Indian stock market benchmark Sensex today zoomed 950 points to end near the historic level of 60,000. However, the massive rally in Sensex from March lows of last year – without any significant correction in between – has made some analysts cautious.
“All previous bull markets in India – 1992-92, 1994, 1998-2000, 2003-07 – had big corrections of 5%, 10%, even 20%. But not now so far. But this will change and the market will correct, perhaps soon, since valuations are hard to justify,” said V K Vijayakumar, Chief Investment Strategist at Geojit Financial Services.
“This ferocious bull market continues to baffle both bears and bulls. Stock markets are all about ups and downs. But this bull market has been an almost one-way street for almost 18 months now. More importantly, this is almost a global phenomenon with China, Hong Kong and a few other countries being the exceptions. The mother market US is leading from the front, ignoring even tapering indications from the Fed,” he said.
“Amateurish money of retail investors is now dominating over the smart money of institutional investors. This may change when FIIs turn into major sellers. We don’t know now when and what might trigger that. Taking some money off the table may not be a bad idea even while riding this bull,” he added.

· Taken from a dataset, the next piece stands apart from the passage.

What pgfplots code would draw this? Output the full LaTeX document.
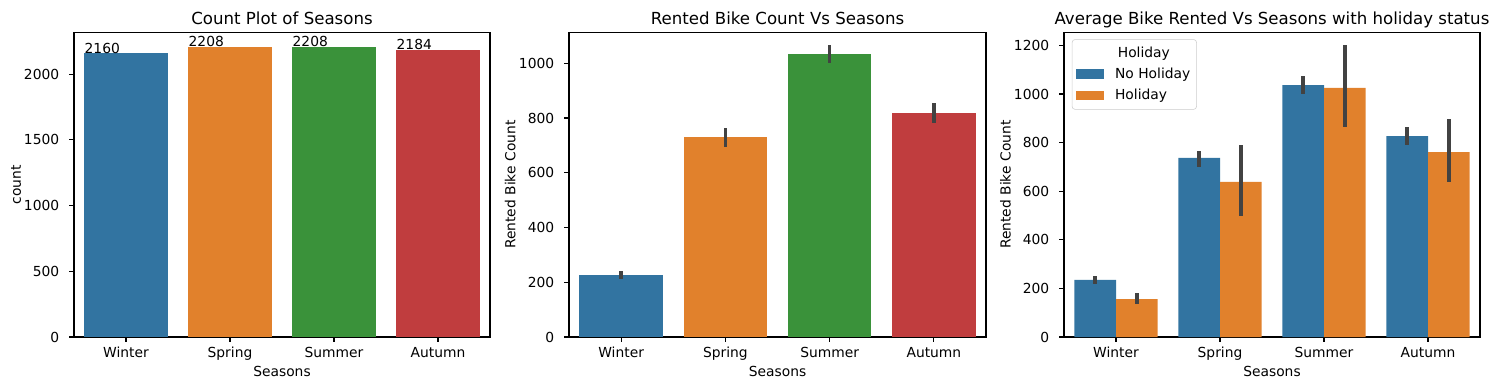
\documentclass[border=0pt]{standalone}
\usepackage{fontspec}
\setmainfont{DejaVu Sans}
\usepackage{pgfplots}
\pgfplotsset{compat=1.18}
\definecolor{cblue}{HTML}{3274A1}
\definecolor{corange}{HTML}{E1812C}
\definecolor{cgreen}{HTML}{3A923A}
\definecolor{cred}{HTML}{C03D3E}
\definecolor{errc}{HTML}{424242}
\pgfplotsset{
  myaxis/.style={
    anchor=south west, scale only axis, height=220.2pt,
    xmin=-0.5, xmax=3.5, ymin=0,
    xtick={0,1,2,3}, xticklabels={Winter,Spring,Summer,Autumn},
    tick align=outside, tick pos=left,
    major tick length=3.5pt,
    major tick style={line width=0.8pt, black},
    axis line style={line width=0.8pt},
    tick label style={font=\fontsize{10}{12}\selectfont},
    xticklabel style={anchor=base, inner sep=0pt, yshift=-11pt},
    yticklabel style={anchor=east, inner sep=0pt, xshift=-7pt},
    title style={at={(axis description cs:0.5,1)}, anchor=base, inner sep=0pt, font=\fontsize{12}{14}\selectfont},
    xlabel={Seasons},
    xlabel style={at={(axis description cs:0.5,0)}, anchor=base, inner sep=0pt, yshift=-28.2pt, font=\fontsize{10}{12}\selectfont},
    ylabel style={anchor=center, inner sep=0pt, font=\fontsize{10}{12}\selectfont},
  },
  mybar/.style={ybar, bar width=0.8, bar shift=0pt, draw=none, fill=#1},
  mybar2/.style={ybar, bar width=0.4, bar shift=0pt, draw=none, fill=#1,
    legend image code/.code={\fill[##1, sharp corners, fill opacity=1] (0pt,-3.6pt) rectangle (20pt,3.6pt);}},
  eb/.style={error bars/.cd, y dir=both, y explicit,
    error bar style={line width=2.6pt, color=errc, line cap=rect}, error mark=none},
}
\begin{document}
\begin{tikzpicture}
\useasboundingbox (0,0) rectangle (1083.33pt,281.85pt);
% Panel 1
\begin{axis}[myaxis, at={(53.48pt,38.30pt)}, width=300.64pt,
  ymax=2318.4, ytick={0,500,1000,1500,2000}, yticklabels={0,500,1000,1500,2000},
  title={Count Plot of Seasons}, ylabel={count},
  ylabel style={at={(axis description cs:-0.139,0.5)}}]
\addplot[mybar=cblue] coordinates {(0,2160)};
\addplot[mybar=corange] coordinates {(1,2208)};
\addplot[mybar=cgreen] coordinates {(2,2208)};
\addplot[mybar=cred] coordinates {(3,2184)};
\node[anchor=base west, inner sep=0pt, font=\fontsize{10}{12}\selectfont] at (axis cs:-0.4,2160) {2160};
\node[anchor=base west, inner sep=0pt, font=\fontsize{10}{12}\selectfont] at (axis cs:0.6,2208) {2208};
\node[anchor=base west, inner sep=0pt, font=\fontsize{10}{12}\selectfont] at (axis cs:1.6,2208) {2208};
\node[anchor=base west, inner sep=0pt, font=\fontsize{10}{12}\selectfont] at (axis cs:2.6,2184) {2184};
\end{axis}
% Panel 2
\begin{axis}[myaxis, at={(411.22pt,38.30pt)}, width=301.37pt,
  ymax=1113, ytick={0,200,400,600,800,1000}, yticklabels={0,200,400,600,800,1000},
  title={Rented Bike Count Vs Seasons}, ylabel={Rented Bike Count},
  ylabel style={at={(axis description cs:-0.141,0.5)}}]
\addplot[mybar=cblue, eb] coordinates {(0,226.5) += (0,6.5) -= (0,6.5)};
\addplot[mybar=corange, eb] coordinates {(1,730) += (0,27) -= (0,28)};
\addplot[mybar=cgreen, eb] coordinates {(2,1034) += (0,26) -= (0,27)};
\addplot[mybar=cred, eb] coordinates {(3,819) += (0,28) -= (0,29)};
\end{axis}
% Panel 3
\begin{axis}[myaxis, at={(768.95pt,38.30pt)}, width=300.64pt,
  ymax=1254, ytick={0,200,400,600,800,1000,1200}, yticklabels={0,200,400,600,800,1000,1200},
  title={Average Bike Rented Vs Seasons with holiday status}, ylabel={Rented Bike Count},
  ylabel style={at={(axis description cs:-0.141,0.5)}},
  legend cell align=left,
  legend style={at={(axis description cs:0.019,0.977)}, anchor=north west,
    draw=black!20, rounded corners=2pt, fill=white, fill opacity=0.8, text opacity=1,
    inner xsep=3pt, inner ysep=3.5pt, row sep=2.2pt,
    font=\fontsize{10}{12}\selectfont,
    /tikz/every odd column/.append style={column sep=6.5pt},
    nodes={inner sep=1.5pt, text height=7.6pt, text depth=2.4pt}}]
\addlegendimage{empty legend}
\addlegendentry{\hspace*{2pt}Holiday}
\addplot[mybar2=cblue, eb] coordinates {
  (-0.2,235) += (0,8) -= (0,8)
  (0.8,737) += (0,23) -= (0,28)
  (1.8,1037) += (0,28) -= (0,28)
  (2.8,827) += (0,29) -= (0,28)};
\addlegendentry{No Holiday}
\addplot[mybar2=corange, eb] coordinates {
  (0.2,156) += (0,16) -= (0,11)
  (1.2,638) += (0,143) -= (0,131)
  (2.2,1025) += (0,169) -= (0,152)
  (3.2,761) += (0,128) -= (0,114)};
\addlegendentry{Holiday}
\end{axis}
\end{tikzpicture}
\end{document}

On Wednesday, the Federal Reserve kept interest rates unchanged but signaled that it’s on track to start scaling back asset purchases this year. However, in some comfort for investors, the US central bank left the door open to extend stimulus if the economy needs it.
After scaling a new peak of 59,957.25 during the day, the 30-share Sensex settled 958 higher at an all-time high of 59,885.36. Similarly, the broader NSE Nifty soared 1.57% to its new closing peak of 17,822.95. It touched an intra-day record of 17,843.90.

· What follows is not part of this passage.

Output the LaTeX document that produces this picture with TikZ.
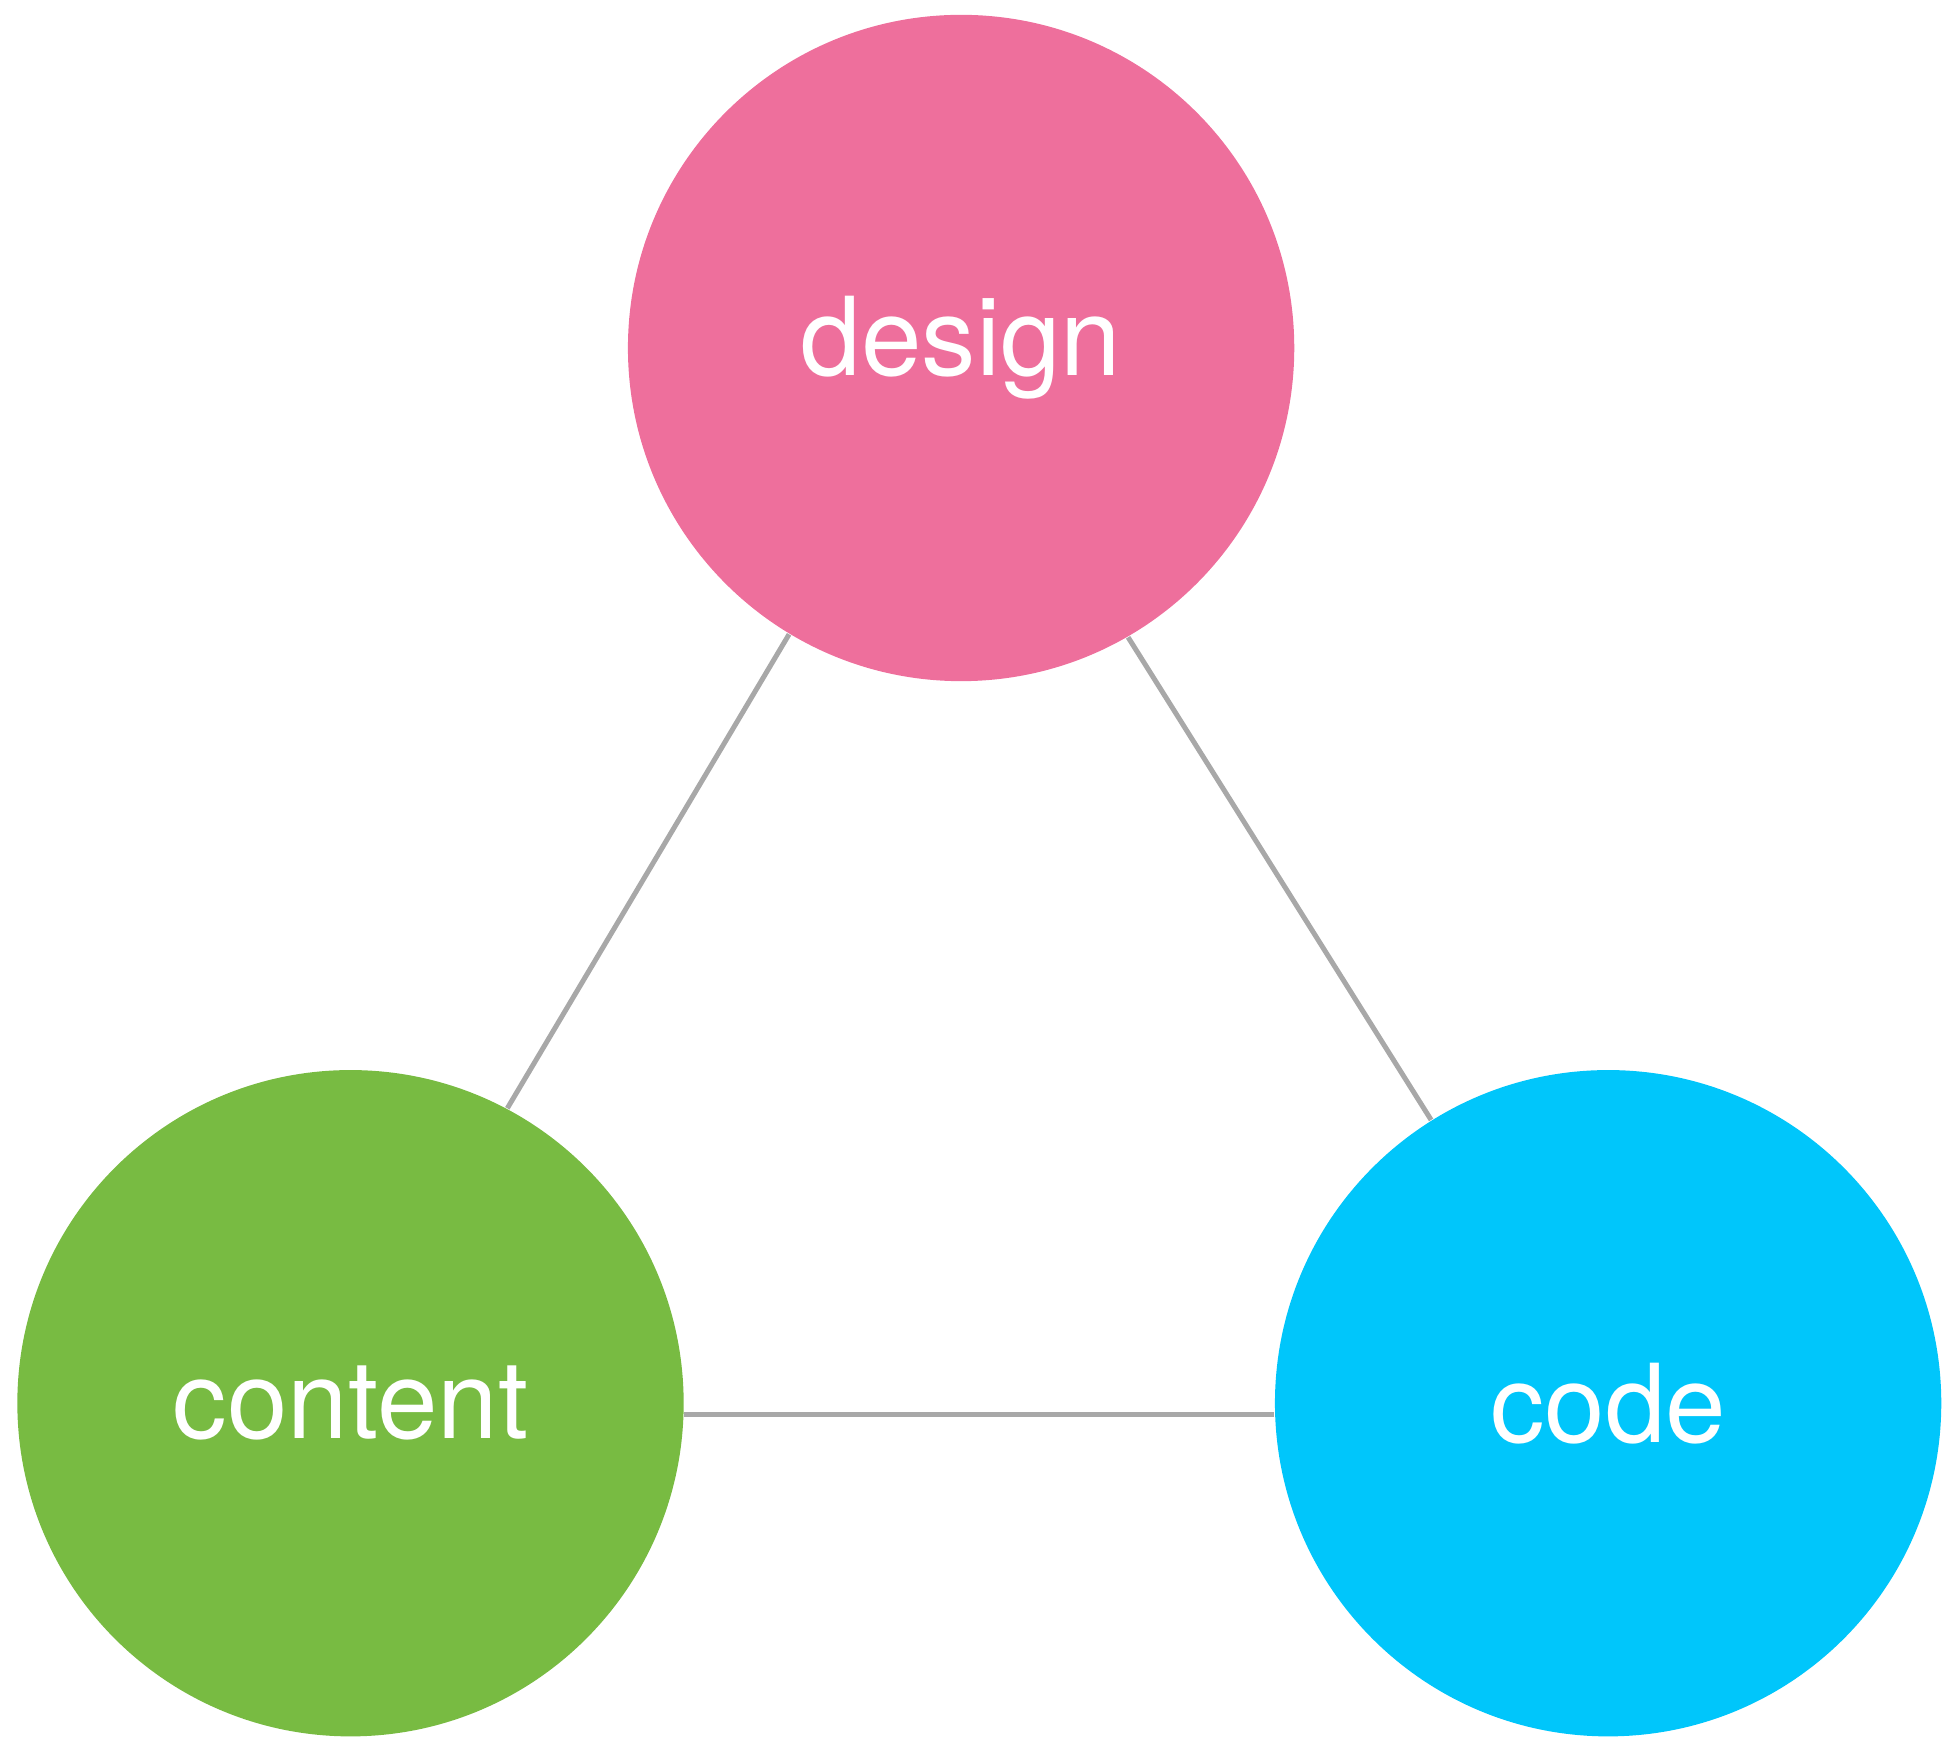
\documentclass[tikz,border=0pt]{standalone}
\usepackage{fontspec}
\setsansfont{TeX Gyre Heros}
\usepackage{tikz}
\usetikzlibrary{positioning}
\definecolor{designpink}{HTML}{EE6F9C}
\definecolor{contentgreen}{HTML}{78BB42}
\definecolor{codecyan}{HTML}{00C6FB}
\definecolor{linkgray}{HTML}{A8A8A8}
\tikzset{
    bubble/.style={circle, minimum size=5.38cm, inner sep=0pt, text=white, font=\sffamily\fontsize{25}{30}\selectfont},
    link/.style={draw=linkgray, line width=1.15pt}
}
\begin{document}
\begin{tikzpicture}
    \useasboundingbox (0,0) rectangle (15.68,14.034);

    % Three circles
    \node (design) [bubble, fill=designpink] at (7.76,11.224) {design};
    \node (content) [bubble, fill=contentgreen] at (2.83,2.704) {content};
    \node (code) [bubble, fill=codecyan, right=4.76cm of content] {code};

    % Links between them
    \draw [link] (design.239) -- (content.62.4);
    \draw [link] (design.300.3) -- (code.122.9);
    \draw [link] (content.-2.56) -- (code.182.56);

\end{tikzpicture}
\end{document}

Global markets were also higher too. Concerns about potential spillover from Evergrande’s woes into the wider financial system triggered volatility in equity markets in recent weeks.

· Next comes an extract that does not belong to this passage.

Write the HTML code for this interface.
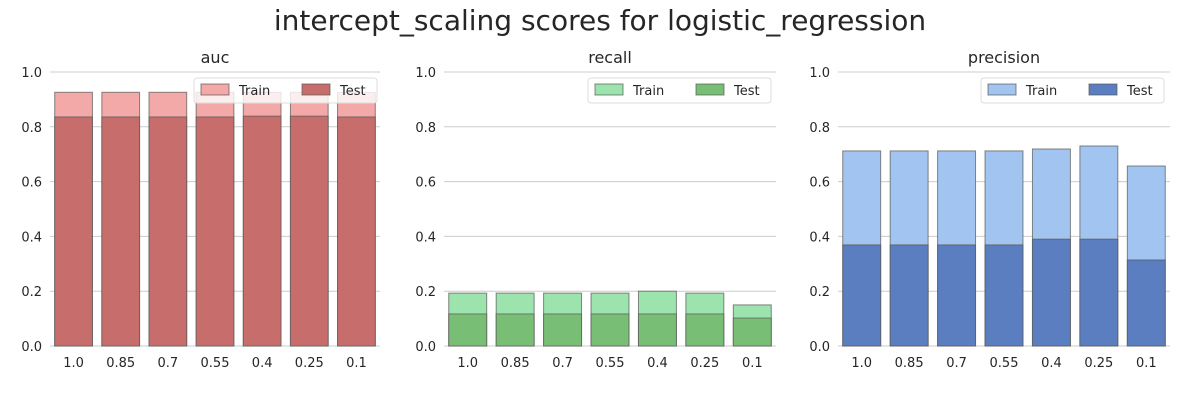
<!DOCTYPE html>
<html><head><meta charset="utf-8"><style>
body{margin:0;background:#fff;}
svg text{font-family:"DejaVu Sans","Liberation Sans",sans-serif;fill:#262626;}
</style></head><body>
<svg id="chart" width="1200" height="400" xmlns="http://www.w3.org/2000/svg">
<text x="600" y="30" font-size="28" text-anchor="middle">intercept_scaling scores for logistic_regression</text>
</svg>
<script>
const categories = ["1.0","0.85","0.7","0.55","0.4","0.25","0.1"];
const yTicks = [0,0.2,0.4,0.6,0.8,1.0];
const aucTrain = [0.926,0.926,0.926,0.926,0.926,0.926,0.925];
const aucTest = [0.836,0.836,0.836,0.836,0.839,0.839,0.836];
const recallTrain = [0.193,0.193,0.193,0.193,0.200,0.193,0.150];
const recallTest = [0.117,0.117,0.117,0.117,0.117,0.117,0.102];
const precTrain = [0.712,0.712,0.712,0.712,0.719,0.730,0.657];
const precTest = [0.369,0.369,0.369,0.369,0.390,0.390,0.314];

const panels = [
 {name:"auc", x0:50, x1:380, train:aucTrain, test:aucTest, c1:"#f2a9a8", c2:"#c76e6d", lx:194},
 {name:"recall", x0:444, x1:776, train:recallTrain, test:recallTest, c1:"#9de3ad", c2:"#78bf75", lx:588},
 {name:"precision", x0:838, x1:1170, train:precTrain, test:precTest, c1:"#a1c5f0", c2:"#5b7ec1", lx:981}
];
const svg = document.getElementById('chart');
const NS = "http://www.w3.org/2000/svg";
const Y0 = 346, Y1 = 72;
function yScale(v){ return Y0 - v*(Y0-Y1); }
function mk(tag, attrs, parent){
  const e = document.createElementNS(NS, tag);
  for (const k in attrs) e.setAttribute(k, attrs[k]);
  (parent||svg).appendChild(e);
  return e;
}
panels.forEach(p => {
  const g = mk('g', {});
  
  
  const t = mk('text', {x:(p.x0+p.x1)/2, y:63, 'font-size':16, 'text-anchor':'middle'}, g);
  t.textContent = p.name;
  
  
  yTicks.forEach(v => {
    const y = yScale(v);
    const l = mk('line', {x1:p.x0, x2:p.x1, y1:y, y2:y, stroke:'#cccccc', 'stroke-width':1}, g);
    
    
    const tl = mk('text', {x:p.x0-8, y:y+5, 'font-size':13, 'text-anchor':'end'}, g);
    tl.textContent = v.toFixed(1);
    
    
  });
  const band = (p.x1-p.x0)/categories.length, bw = band*0.8;
  categories.forEach((c,i) => {
    const x = p.x0 + band*i + (band-bw)/2;
    [[p.train,p.c1,'train'],[p.test,p.c2,'test']].forEach(([arr,col,nm]) => {
      const y = yScale(arr[i]);
      const r = mk('rect', {x:x, y:y, width:bw, height:Y0-y, fill:col, stroke:'#555', 'stroke-opacity':0.7, 'stroke-width':1}, g);
      
      
    });
    const xl = mk('text', {x:x+bw/2, y:367, 'font-size':13, 'text-anchor':'middle'}, g);
    xl.textContent = c;
    
    
  });
  const lg = mk('g', {}, g);
  
  
  mk('rect', {x:p.lx, y:78, width:183, height:25, rx:3, fill:'#fff', 'fill-opacity':0.8, stroke:'#ddd'}, lg);
  [[p.c1,'Train',0],[p.c2,'Test',101]].forEach(([col,lab,dx]) => {
    const sw = mk('rect', {x:p.lx+7+dx, y:84, width:28, height:11, fill:col, stroke:'#555', 'stroke-opacity':0.7}, lg);
    
    
    const lt = mk('text', {x:p.lx+45+dx, y:95, 'font-size':13}, lg);
    lt.textContent = lab;
    
    
  });
});
</script>
</body></html>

Santosh Meena, Head of Research, Swastika Investmart, said: “Our market is in a roaring bulls market and outperforming global peers where the market took minor correction as a buying opportunity. The recent correction was driven by China’s Evergrande issue and this matter is easing for time being therefore we are seeing a short-covering rally across the globe. The outcome of the Fed meeting is not favorable for the equity market as Fed has mentioned the timeline of bond tapering but the global markets had already corrected ahead of this meeting so we are seeing a short-covering rally because the market likes clarity instead of uncertainty.”
Besides, “the Indian market has its own positive factors like unlocking, strong growth in the real estate sector, good monsoon, positive developments in government policy, and investor’s confidence. The growth momentum in the real estate sector is boosting the sentiment because it has a ripple effect on multiple sectors,” he said. The Nifty realty index today surged 9%.
Mr Meena however has a word of caution. “It will be important to see global markets’ behavior from here and if they remain calm then our market may continue its outperformance where 18000 & 60000 are the psychological hurdle for Nifty and Sensex respectively however if global markets start to fall once again then we can expect profit booking in our market as well,” he said.
Devang Mehta, Head – Equity Advisory, Centrum Broking, said liquidity remains extremely strong which is supporting Indian markets.
“The rally today was symbolic of the prevailing strong sentiment locally on the back of reduction in covid cases and the strong vaccination numbers. With improvement in economic activity & the optimism around the capex cycle revival, the earnings trajectory for India Inc will naturally get a big boost. Most of the companies which are market leaders in their respective domains have seen operating efficiencies & productivity improve & also been able to reduce debt with prominent gain in market share as well. Liquidity remains extremely strong, be it foreign portfolio investors, local mutual funds, insurance companies, family offices, HNI’s or even the retail investors,” he said.